Form 17th-century Sor Juana lnes de la Cruz to Isabel Allende, Elena Poniatowska, and Luisa Valenzuela, women have been breaching the canon of Latin American literature. In the U.S., though, Latinas have lagged behind their male counterparts--Tomas Rivera, Rodolfo Anaya, and Oscar Hijuelos--in gaining public recognition. Julia Alvarez, Sandra Cisperos, and Rosario Ferre, among others represented in this compilation, are beginning to be known beyond the barrios of academe and small presses.
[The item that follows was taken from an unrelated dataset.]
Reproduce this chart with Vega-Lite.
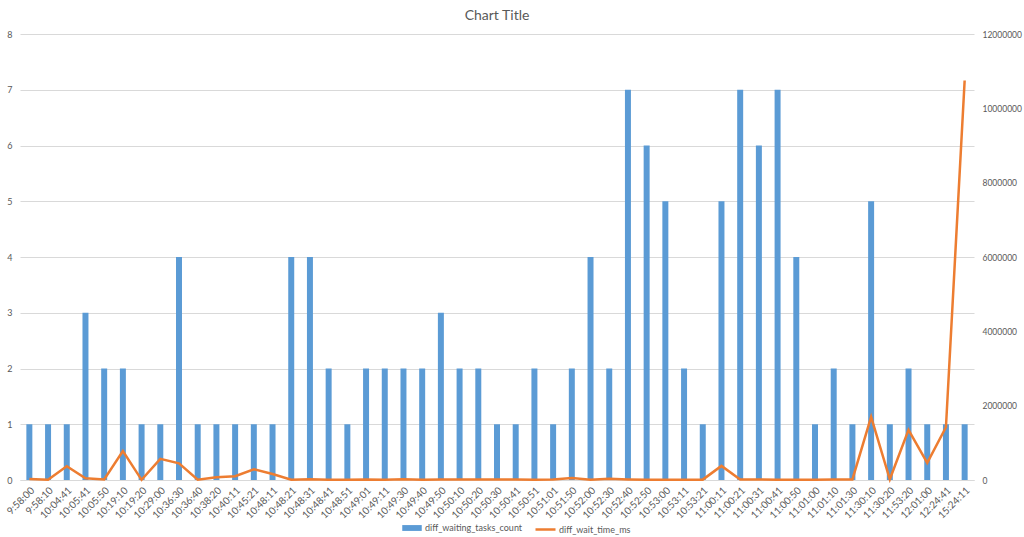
{
  "$schema": "https://vega.github.io/schema/vega-lite/v6.json",
  "width": 954,
  "height": 446,
  "autosize": "none",
  "padding": {"left": 20, "top": 34, "right": 50, "bottom": 57},
  "background": "white",
  "title": {"text": "Chart Title", "fontSize": 14, "fontWeight": "normal", "color": "#595959", "font": "Lato", "offset": 7},
  "data": {
    "values": [
      {"t": "9:58:00", "count": 1, "wait": 30000},
      {"t": "9:58:10", "count": 1, "wait": 5000},
      {"t": "10:04:41", "count": 1, "wait": 370000},
      {"t": "10:05:41", "count": 3, "wait": 45000},
      {"t": "10:05:50", "count": 2, "wait": 15000},
      {"t": "10:19:10", "count": 2, "wait": 780000},
      {"t": "10:19:20", "count": 1, "wait": 5000},
      {"t": "10:29:00", "count": 1, "wait": 570000},
      {"t": "10:36:30", "count": 4, "wait": 450000},
      {"t": "10:36:40", "count": 1, "wait": 10000},
      {"t": "10:38:20", "count": 1, "wait": 72000},
      {"t": "10:40:11", "count": 1, "wait": 100000},
      {"t": "10:45:21", "count": 1, "wait": 290000},
      {"t": "10:48:11", "count": 1, "wait": 160000},
      {"t": "10:48:21", "count": 4, "wait": 10000},
      {"t": "10:48:31", "count": 4, "wait": 20000},
      {"t": "10:48:41", "count": 2, "wait": 10000},
      {"t": "10:48:51", "count": 1, "wait": 5000},
      {"t": "10:49:01", "count": 2, "wait": 15000},
      {"t": "10:49:11", "count": 2, "wait": 10000},
      {"t": "10:49:30", "count": 2, "wait": 20000},
      {"t": "10:49:40", "count": 2, "wait": 10000},
      {"t": "10:49:50", "count": 3, "wait": 15000},
      {"t": "10:50:10", "count": 2, "wait": 15000},
      {"t": "10:50:20", "count": 2, "wait": 15000},
      {"t": "10:50:30", "count": 1, "wait": 15000},
      {"t": "10:50:41", "count": 1, "wait": 15000},
      {"t": "10:50:51", "count": 2, "wait": 10000},
      {"t": "10:51:01", "count": 1, "wait": 15000},
      {"t": "10:51:50", "count": 2, "wait": 55000},
      {"t": "10:52:00", "count": 4, "wait": 5000},
      {"t": "10:52:30", "count": 2, "wait": 35000},
      {"t": "10:52:40", "count": 7, "wait": 15000},
      {"t": "10:52:50", "count": 6, "wait": 5000},
      {"t": "10:53:00", "count": 5, "wait": 5000},
      {"t": "10:53:11", "count": 2, "wait": 10000},
      {"t": "10:53:21", "count": 1, "wait": 10000},
      {"t": "11:00:11", "count": 5, "wait": 380000},
      {"t": "11:00:21", "count": 7, "wait": 15000},
      {"t": "11:00:31", "count": 6, "wait": 15000},
      {"t": "11:00:41", "count": 7, "wait": 10000},
      {"t": "11:00:50", "count": 4, "wait": 10000},
      {"t": "11:01:00", "count": 1, "wait": 10000},
      {"t": "11:01:10", "count": 2, "wait": 15000},
      {"t": "11:01:30", "count": 1, "wait": 15000},
      {"t": "11:30:10", "count": 5, "wait": 1700000},
      {"t": "11:30:20", "count": 1, "wait": 20000},
      {"t": "11:53:20", "count": 2, "wait": 1350000},
      {"t": "12:01:00", "count": 1, "wait": 460000},
      {"t": "12:24:41", "count": 1, "wait": 1420000},
      {"t": "15:24:11", "count": 1, "wait": 10750000}
    ]
  },
  "encoding": {
    "x": {
      "field": "t",
      "type": "ordinal",
      "sort": null,
      "title": null,
      "scale": {"paddingInner": 0.68, "paddingOuter": 0.34},
      "axis": {
        "labelAngle": -45,
        "labelAlign": "right",
        "labelBaseline": "top",
        "labelFontSize": 10,
        "labelColor": "#595959",
        "labelFont": "Lato",
        "labelPadding": 5,
        "ticks": false,
        "domainColor": "#D9D9D9",
        "grid": false
      }
    }
  },
  "layer": [
    {
      "mark": {"type": "bar", "color": "#5B9BD5"},
      "encoding": {
        "y": {
          "field": "count",
          "type": "quantitative",
          "title": null,
          "scale": {"domain": [0, 8]},
          "axis": {
            "values": [0, 1, 2, 3, 4, 5, 6, 7, 8],
            "domain": false,
            "ticks": false,
            "gridColor": "#D9D9D9",
            "labelColor": "#595959",
            "labelFont": "Lato",
            "labelFontSize": 9,
            "labelPadding": 8
          }
        },
        "color": {
          "datum": "diff_waiting_tasks_count",
          "scale": {"range": ["#5B9BD5"]},
          "legend": {
            "title": null,
            "orient": "none",
            "legendX": 382,
            "legendY": 484,
            "labelFontSize": 9,
            "labelColor": "#595959",
            "labelFont": "Lato",
            "labelOffset": 3,
            "symbolType": "M-1,-0.3H1V0.3H-1Z",
            "symbolSize": 380,
            "symbolStrokeWidth": 0
          }
        }
      }
    },
    {
      "mark": {"type": "line", "color": "#ED7D31", "strokeWidth": 2.5},
      "encoding": {
        "y": {
          "field": "wait",
          "type": "quantitative",
          "title": null,
          "scale": {"domain": [0, 12000000]},
          "axis": {
            "orient": "right",
            "values": [0, 2000000, 4000000, 6000000, 8000000, 10000000, 12000000],
            "format": "d",
            "grid": false,
            "domain": false,
            "ticks": false,
            "labelColor": "#595959",
            "labelFont": "Lato",
            "labelFontSize": 8.5,
            "labelPadding": 8
          }
        },
        "color": {
          "datum": "diff_wait_time_ms",
          "scale": {"range": ["#ED7D31"]},
          "legend": {
            "title": null,
            "orient": "none",
            "legendX": 514,
            "legendY": 484,
            "labelFontSize": 9,
            "labelColor": "#595959",
            "labelFont": "Lato",
            "labelOffset": 2,
            "symbolSize": 400,
            "symbolStrokeWidth": 2.5
          }
        }
      }
    }
  ],
  "resolve": {"scale": {"y": "independent", "color": "independent"}},
  "config": {"view": {"stroke": null}}
}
This volume offers an opportunity to make the acquaintance of others.

Although the editors deplore the neglect of literary Latinas, they acknowledge that, until recently, there was little to neglect. Attempting to uncover a Latina tradition, they salute Maria Amparo Ruiz de Burton, Lucy Parsons, Jovita Guerra Gonzalez de Mireles, and Josefina Niggli--though principally as abuelitas, foremothers of the current poets and fiction writers they showcase.

Daughters of the Fifth Sun derives its title from the indigenous Aztlan belief that the universe has gone through four solar ages and that we now inhabit El Quinto Sol. None of the volume's contributors is old enough to have been burnished by the Fourth Sun. The book arrives just in time not only to appease multicultural appetites, but to verify recent achievements by Latinas.

Though the editors insist on "The fact that there is not a single contemporary Latina writer whose literary work is devoid of political themes," the selections do not always make that apparent. Rosemary Catacalos' "(There Has to Be) Something More Than Everything," a haunting poem about a dead lover, is not political except in the sense that any use of language is an exercise in power and any assertion by a minority woman a political act. As Lucha Corpi notes in "Four, Free, and Illeagal," a portrait of the artist as a young woman in Veracruz, "the only important truth is that words have the power to communicate the ineffable and that as a poet I am the language power broker."

The introduction traces Latina literature to the 1960s Chicano movimiento. In the Southwest, where it was centered, Cubans, Puerto Ricans, and Central Americans are a distant afterthought. Nevertheless, readers will find riches enough to forget categories, to share Cherrie Moraga's Whitmanesque aspiration "to sing a song/of myself that inhabited everyone."